For Adams, the right to petition was a sacred, traditional right. He asserted, “The right of petition . . . is essential to the very existence of government; it is the right of the people over the Government; it is their right, and they may not be deprived of it.” Adams decided to fight the gag rule and defend the just cause of the right to petition.

In February 1837, the House renewed the gag rule and Adams immediately protested the rule by introducing hundreds of petitions, including those from women and even free blacks and slaves. The southerners in the House were irate and declared their honor insulted. The House moved to censure (a formal reprimand) Adams for his supposed outrages. Adams quickly seized the opportunity to defend the right of petition. This right was not the exclusive provenance of the “virtuous, the great, and the mighty,” he asserted. “The right of petition belongs to all.”

In early 1838, when the House voted to renew the gag rule yet again, Adams stood and argued that it violated “my right to freedom of speech as a member of the House.” He also made the courageous stand to fight for women’s right of petition, even though they could not vote. “Are women to have no opinions or action on subjects relating to the general welfare?” he asked. Perhaps thinking of his own mother, Abigail Adams, he praised women for participating in public life during the American Revolution, arguing, “They loved their country . . . they felt the pulse of patriotism, and manifested it in action; they entered into the hottest political controversies of the time.”

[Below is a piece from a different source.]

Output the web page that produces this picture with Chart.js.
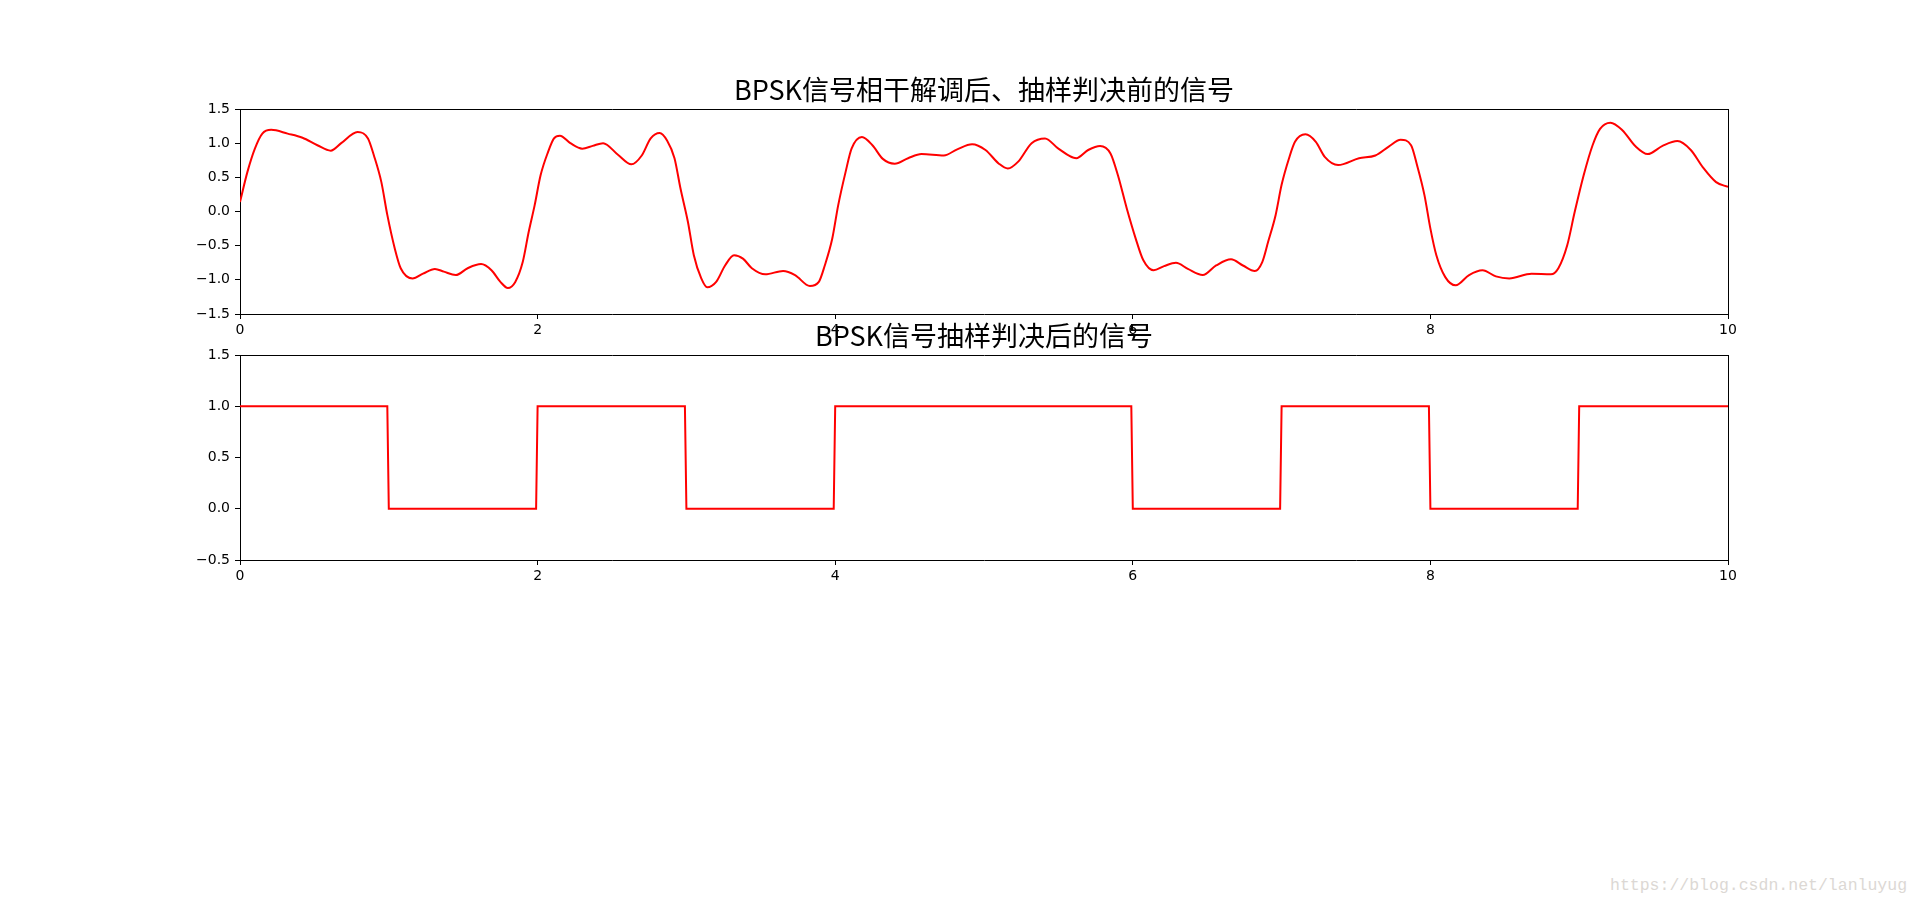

Adams continued to present petitions with hundreds of signatures from citizens opposed to slavery, but still his fellow representatives shouted him down. Later that year, he resorted to a trick by avoiding the word “petition” and stated he was introducing a “prayer” that all would enjoy their God-given rights. “Petition was prayer,” he argued, “It was the cry of the suffering for relief; of the oppressed for mercy.” Therefore, to the great shock of southerners, he asserted that he would “not deny the right of petition to a slave.”

When he stated that summer that slavery was “a sin before the sight of God,” Adams received several death threats. “I promise to cut your throat from ear to ear,” read one. Another had a picture of a large Bowie knife, threatening, “Vengeance is mine, say the South!” Finally, one warned of a “hangman to prepare a halter for John Quincy Adams.” He confided to his diary that, “I walk on the edge of a precipice in every step that I take.” Sometimes, he felt overwhelmed by the burden he was assuming for the cause of justice. “I stand in the House of Representatives . . . alone.” But he was not deterred from his just path and only fought harder against the gag rule and for the right to petition against slavery.

Over the next two years, Adams introduced thousands of petitions. All were tabled without debate. Pro-slavery representatives even instituted a harsher gag rule in 1840 to shut Adams up. The House agreed that it would not even receive the petitions. However, the new gag rule was barely passed by a narrow majority of six votes. Adams saw that his perseverance was bearing fruit.

On December 3, 1844, Adams’s efforts were finally rewarded when the House voted to abolish the gag rule. He had fought a long struggle for constitutionalism and for the rights of others. He wrote in his diary that evening, “Blessed, forever blessed, be the name of God!” Meanwhile, his fellow citizens who supported his cause were praising his name. Even his enemies grudgingly admitted his diligence to the cause of justice. Henry Wise of Virginia called Adams “the acutest, the astutest, the archest enemy of Southern slavery that ever existed.” The former president died only a few years later, after suffering a stroke on the floor of the House of Representatives, the place of his greatest achievement for justice in his long public career.